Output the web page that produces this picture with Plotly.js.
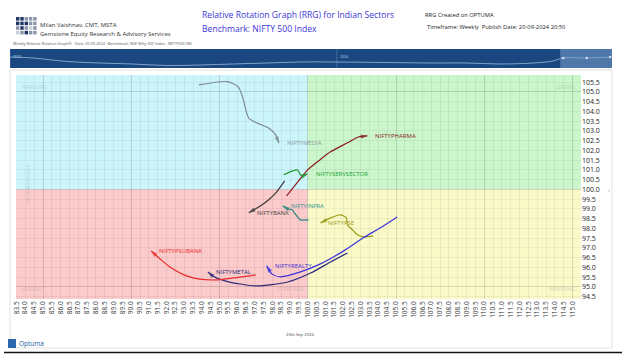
<!DOCTYPE html>
<html><head><meta charset="utf-8">
<script src="https://cdn.plot.ly/plotly-3.0.1.min.js"></script>
<style>html,body{margin:0;padding:0;background:#fff;}#chart{width:626px;height:354px;}</style>
</head><body><div id="chart"></div>
<script>
// ---------- DATA ----------
const sectorNames = ["NIFTYMEDIA","NIFTYPHARMA","NIFTYSERVSECTOR","NIFTYBANK","NIFTYINFRA","NIFTYPSE","NIFTYREALTY","NIFTYMETAL","NIFTYPSUBANK"];
const mediaX = [93.83,95.45,96.05,96.30,96.49,96.67,97.15,97.80,98.18,98.37];
const mediaY = [105.36,105.53,105.27,104.76,104.08,103.65,103.40,103.14,102.80,102.37];
const pharmaX = [98.80,99.48,99.99,100.61,101.29,102.25,102.87,103.38];
const pharmaY = [99.67,100.44,101.00,101.46,101.93,102.39,102.69,102.75];
const servX = [98.63,99.14,99.42,99.59,99.76,99.99];
const servY = [100.75,100.95,101.00,100.75,100.70,100.80];
const bankX = [98.69,98.24,97.79,97.33,96.94,96.66];
const bankY = [100.44,99.88,99.47,99.16,98.95,98.80];
const infraX = [100.04,99.59,99.37,99.20,99.14,98.86,98.58];
const infraY = [98.44,98.44,98.65,98.85,98.95,99.00,99.16];
const pseX = [103.71,103.15,102.76,102.53,102.25,102.19,101.85,101.29,100.72];
const pseY = [97.62,97.57,97.72,97.93,98.18,98.54,98.70,98.54,98.28];
const realtyX = [105.07,104.11,103.15,102.13,100.72,99.59,98.46,97.96,97.67];
const realtyY = [98.59,98.03,97.52,96.90,96.18,95.77,95.52,95.67,96.08];
const metalX = [102.25,101.29,100.16,98.86,97.05,95.36,94.62,94.34];
const metalY = [96.74,96.28,95.71,95.25,95.05,95.30,95.56,95.77];
const psubankX = [97.05,95.81,94.91,93.78,92.99,92.25,91.69,91.12];
const psubankY = [95.62,95.46,95.36,95.41,95.62,95.98,96.39,96.85];
const quadrantNames = ["IMPROVING","LEADING","LAGGING","WEAKENING"];
const centreValue = 100;
// benchmark navigator (timeline strip)
const navT = [0,3.8,9.5,15,20.4,26,31.6,37,42.7,48.2,54.3,70.3,75.9,81.4,86.9,90.2,91.9,95.8,99.7];
const navV = [11,10,6.5,5,4,2.5,3,4,5,6,6,5,5,4,5,7,10,10,11];
const navYearLabels = ["2023","2024"];
const navYearPos = [0,54.3];

// ---------- STYLE ----------
const W=626,H=354;
const FONT='"Open Sans", "DejaVu Sans", sans-serif';
const lineColors=['#7e8993','#8b1c1c','#1f9a2c','#3a3a3a','#2a8a80','#9a9a14','#3b32e0','#2c2a78','#e82a2a'];
const labelColors=['#8a96a2','#8b2222','#22a032','#444444','#2a9292','#9a9a20','#3a30d2','#2a2a72','#e82a2a'];
const seriesX=[mediaX,pharmaX,servX,bankX,infraX,pseX,realtyX,metalX,psubankX];
const seriesY=[mediaY,pharmaY,servY,bankY,infraY,pseY,realtyY,metalY,psubankY];
const px=x=>x/W, py=y=>1-y/H;
const XR=[83.47,115.48], YR=[94.38,105.87];

const traces=[];
sectorNames.forEach((n,i)=>{
  const X=seriesX[i],Y=seriesY[i];
  traces.push({type:'scatter',mode:'lines+markers',x:X,y:Y,name:n,xaxis:'x',yaxis:'y',
    line:{color:lineColors[i],width:1.2,shape:'spline',smoothing:0.7},
    marker:{symbol:'arrow',angleref:'previous',size:X.map((v,k)=>k===X.length-1?7:0),color:lineColors[i],line:{width:0}},
    hoverinfo:'skip',showlegend:false,cliponaxis:false});
});
// navigator line
traces.push({type:'scatter',mode:'lines',x:navT,y:navV,xaxis:'x3',yaxis:'y3',line:{color:'#7fa3cc',width:1,shape:'spline'},hoverinfo:'skip',showlegend:false});
traces.push({type:'scatter',mode:'markers',x:navT.slice(-3),y:navV.slice(-3),xaxis:'x3',yaxis:'y3',marker:{color:'#cfe0f2',size:2.5},hoverinfo:'skip',showlegend:false});

const shapes=[];
// panel
shapes.push({type:'rect',xref:'paper',yref:'paper',x0:px(10),x1:px(612),y0:py(348),y1:py(70),line:{color:'#e2e2e2',width:1},fillcolor:'#ffffff',layer:'below'});
// navigator band
shapes.push({type:'rect',xref:'paper',yref:'paper',x0:px(10),x1:px(612),y0:py(68),y1:py(49),line:{width:0},fillcolor:'#1a477f',layer:'below'});
shapes.push({type:'rect',xref:'x3',yref:'paper',x0:91.4,x1:100,y0:py(68),y1:py(49),line:{width:0},fillcolor:'#4f77a8',layer:'below'});
navYearPos.forEach(p=>shapes.push({type:'line',xref:'x3',yref:'paper',x0:p,x1:p,y0:py(68),y1:py(49),line:{color:'rgba(160,190,225,0.5)',width:0.6}}));
// quadrants
const qFill=['#cbf5fa','#cbf6cb','#fbcaca','#fafac9'];
shapes.push({type:'rect',xref:'x',yref:'y',x0:XR[0]-5,x1:centreValue,y0:centreValue,y1:YR[1]+5,fillcolor:qFill[0],line:{width:0},layer:'below'});
shapes.push({type:'rect',xref:'x',yref:'y',x0:centreValue,x1:XR[1]+5,y0:centreValue,y1:YR[1]+5,fillcolor:qFill[1],line:{width:0},layer:'below'});
shapes.push({type:'rect',xref:'x',yref:'y',x0:XR[0]-5,x1:centreValue,y0:YR[0]-5,y1:centreValue,fillcolor:qFill[2],line:{width:0},layer:'below'});
shapes.push({type:'rect',xref:'x',yref:'y',x0:centreValue,x1:XR[1]+5,y0:YR[0]-5,y1:centreValue,fillcolor:qFill[3],line:{width:0},layer:'below'});
// logo squares
const logoPat=[[2,2,1,1,1],[2,2,2,1,1],[1,2,1,0,1],[0,1,2,1,1]];
const logoCol=['#c9cfd9','#8b95aa','#1f3566'];
logoPat.forEach((row,r)=>row.forEach((c,k)=>shapes.push({type:'rect',xref:'paper',yref:'paper',
  x0:px(16+k*4.3),x1:px(16+k*4.3+3.4),y0:py(17+r*4.6+3.6),y1:py(17+r*4.6),fillcolor:logoCol[c],line:{width:0}})));
// optuma icon
shapes.push({type:'rect',xref:'paper',yref:'paper',x0:px(8),x1:px(16),y0:py(348),y1:py(339),fillcolor:'#2a66ad',line:{width:0}});
// bottom black rule
shapes.push({type:'line',xref:'paper',yref:'paper',x0:px(4),x1:px(622),y0:py(352.5),y1:py(352.5),line:{color:'#111',width:1.6}});

const ann=[];
const A=(x,y,t,o)=>ann.push(Object.assign({xref:'paper',yref:'paper',x:px(x),y:py(y),text:t,showarrow:false,xanchor:'left',yanchor:'middle',font:{family:FONT,size:6,color:'#333'}},o||{}));
A(38,25,'Milan Vaishnav, CMT, MSTA',{font:{family:FONT,size:6,color:'#333'}});
A(38,34,'Gemstone Equity Research &amp; Advisory Services',{font:{family:FONT,size:6,color:'#333'}});
A(200,15,'Relative Rotation Graph (RRG) for Indian Sectors',{font:{family:FONT,size:8.6,color:'#3d35d8'}});
A(200,29,'Benchmark: NIFTY 500 Index',{font:{family:FONT,size:8.6,color:'#3d35d8'}});
A(423,15,'RRG Created on OPTUMA',{font:{family:FONT,size:5.8,color:'#222'}});
A(425,27,'Timeframe: Weekly  Publish Date: 20-09-2024 20:50',{font:{family:FONT,size:5.8,color:'#222'}});
A(11,43.5,'Weekly Relative Rotation Graph® · Date: 20-09-2024 · Benchmark: NSE Nifty 500 Index - NIFTY500 (IN)',{font:{family:FONT,size:3.8,color:'#555'}});
navYearLabels.forEach((t,i)=>ann.push({xref:'x3',yref:'paper',x:navYearPos[i],y:py(52),text:t,showarrow:false,xanchor:'left',xshift:1,font:{family:FONT,size:3.5,color:'#c8d8ee'}}));
// quadrant corner labels
const qc='rgba(120,130,140,0.35)';
ann.push({xref:'paper',yref:'paper',x:px(20),y:py(82),text:quadrantNames[0],showarrow:false,xanchor:'left',font:{family:FONT,size:4.5,color:qc}});
ann.push({xref:'paper',yref:'paper',x:px(577),y:py(82),text:quadrantNames[1],showarrow:false,xanchor:'right',font:{family:FONT,size:4.5,color:qc}});
ann.push({xref:'paper',yref:'paper',x:px(20),y:py(294),text:quadrantNames[2],showarrow:false,xanchor:'left',font:{family:FONT,size:4.5,color:qc}});
ann.push({xref:'paper',yref:'paper',x:px(577),y:py(294),text:quadrantNames[3],showarrow:false,xanchor:'right',font:{family:FONT,size:4.5,color:qc}});
ann.push({xref:'paper',yref:'paper',x:px(305),y:py(294),text:'20-SEP-2024',showarrow:false,xanchor:'right',font:{family:FONT,size:4.5,color:qc}});
ann.push({xref:'paper',yref:'paper',x:px(23),y:py(185),text:'JdK RS-Momentum',showarrow:false,textangle:-90,font:{family:FONT,size:4.5,color:qc}});
// series labels
sectorNames.forEach((n,i)=>{const X=seriesX[i],Y=seriesY[i];
  ann.push({xref:'x',yref:'y',x:X[X.length-1],y:Y[Y.length-1],text:n,showarrow:false,xanchor:'left',yanchor:'middle',xshift:6,
  font:{family:FONT,size:6,color:labelColors[i]}});});
A(17,343.5,'Optuma',{font:{family:FONT,size:6.5,color:'#1f5aa6'}});
ann.push({xref:'paper',yref:'paper',x:px(300),y:py(339),text:'20th Sep 2024',showarrow:false,xanchor:'center',font:{family:FONT,size:4.2,color:'#444'}});
A(606,190,'‹',{font:{family:FONT,size:7,color:'#999'}});

const layout={width:W,height:H,margin:{l:0,r:0,t:0,b:0},paper_bgcolor:'#fff',plot_bgcolor:'rgba(0,0,0,0)',
  showlegend:false,shapes:shapes,annotations:ann,
  xaxis:{domain:[px(16),px(581)],range:XR,dtick:0.5,tick0:0,tickformat:'.1f',tickangle:-90,showgrid:true,gridcolor:'rgba(0,0,0,0.05)',gridwidth:1,
    zeroline:false,showline:false,ticks:'',tickfont:{family:FONT,size:6.5,color:'#333'},automargin:false,fixedrange:true,anchor:'y'},
  yaxis:{domain:[py(299),py(75)],range:YR,dtick:0.5,tick0:0,tickformat:'.1f',side:'right',showgrid:true,gridcolor:'rgba(0,0,0,0.05)',
    zeroline:false,showline:false,ticks:'',tickfont:{family:FONT,size:7,color:'#222'},automargin:false,fixedrange:true,anchor:'x'},
  xaxis2:{overlaying:'x',range:XR,dtick:5,tick0:0,showticklabels:false,showgrid:true,gridcolor:'rgba(0,0,0,0.09)',zeroline:false,ticks:'',anchor:'y'},
  yaxis2:{overlaying:'y',range:YR,dtick:5,tick0:0,showticklabels:false,showgrid:true,gridcolor:'rgba(0,0,0,0.09)',zeroline:false,ticks:'',anchor:'x'},
  xaxis3:{domain:[px(10),px(612)],range:[0,100],visible:false,anchor:'y3',fixedrange:true},
  yaxis3:{domain:[py(68),py(49)],range:[0,19],visible:false,anchor:'x3',fixedrange:true}
};
traces.push({type:'scatter',x:[],y:[],xaxis:'x2',yaxis:'y2',hoverinfo:'skip',showlegend:false});
Plotly.newPlot('chart',traces,layout,{staticPlot:true,displayModeBar:false});
</script></body></html>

What you have to do ▸ With the pictures left out, restate word for word every line of the data above, from the first down to the line that contains "const navYearPos = [0,54.3];".

Final result ▸
Output the web page that produces this picture with Plotly.js.
<!DOCTYPE html>
<html><head><meta charset="utf-8">
<script src="https://cdn.plot.ly/plotly-3.0.1.min.js"></script>
<style>html,body{margin:0;padding:0;background:#fff;}#chart{width:626px;height:354px;}</style>
</head><body><div id="chart"></div>
<script>
// ---------- DATA ----------
const sectorNames = ["NIFTYMEDIA","NIFTYPHARMA","NIFTYSERVSECTOR","NIFTYBANK","NIFTYINFRA","NIFTYPSE","NIFTYREALTY","NIFTYMETAL","NIFTYPSUBANK"];
const mediaX = [93.83,95.45,96.05,96.30,96.49,96.67,97.15,97.80,98.18,98.37];
const mediaY = [105.36,105.53,105.27,104.76,104.08,103.65,103.40,103.14,102.80,102.37];
const pharmaX = [98.80,99.48,99.99,100.61,101.29,102.25,102.87,103.38];
const pharmaY = [99.67,100.44,101.00,101.46,101.93,102.39,102.69,102.75];
const servX = [98.63,99.14,99.42,99.59,99.76,99.99];
const servY = [100.75,100.95,101.00,100.75,100.70,100.80];
const bankX = [98.69,98.24,97.79,97.33,96.94,96.66];
const bankY = [100.44,99.88,99.47,99.16,98.95,98.80];
const infraX = [100.04,99.59,99.37,99.20,99.14,98.86,98.58];
const infraY = [98.44,98.44,98.65,98.85,98.95,99.00,99.16];
const pseX = [103.71,103.15,102.76,102.53,102.25,102.19,101.85,101.29,100.72];
const pseY = [97.62,97.57,97.72,97.93,98.18,98.54,98.70,98.54,98.28];
const realtyX = [105.07,104.11,103.15,102.13,100.72,99.59,98.46,97.96,97.67];
const realtyY = [98.59,98.03,97.52,96.90,96.18,95.77,95.52,95.67,96.08];
const metalX = [102.25,101.29,100.16,98.86,97.05,95.36,94.62,94.34];
const metalY = [96.74,96.28,95.71,95.25,95.05,95.30,95.56,95.77];
const psubankX = [97.05,95.81,94.91,93.78,92.99,92.25,91.69,91.12];
const psubankY = [95.62,95.46,95.36,95.41,95.62,95.98,96.39,96.85];
const quadrantNames = ["IMPROVING","LEADING","LAGGING","WEAKENING"];
const centreValue = 100;
// benchmark navigator (timeline strip)
const navT = [0,3.8,9.5,15,20.4,26,31.6,37,42.7,48.2,54.3,70.3,75.9,81.4,86.9,90.2,91.9,95.8,99.7];
const navV = [11,10,6.5,5,4,2.5,3,4,5,6,6,5,5,4,5,7,10,10,11];
const navYearLabels = ["2023","2024"];
const navYearPos = [0,54.3];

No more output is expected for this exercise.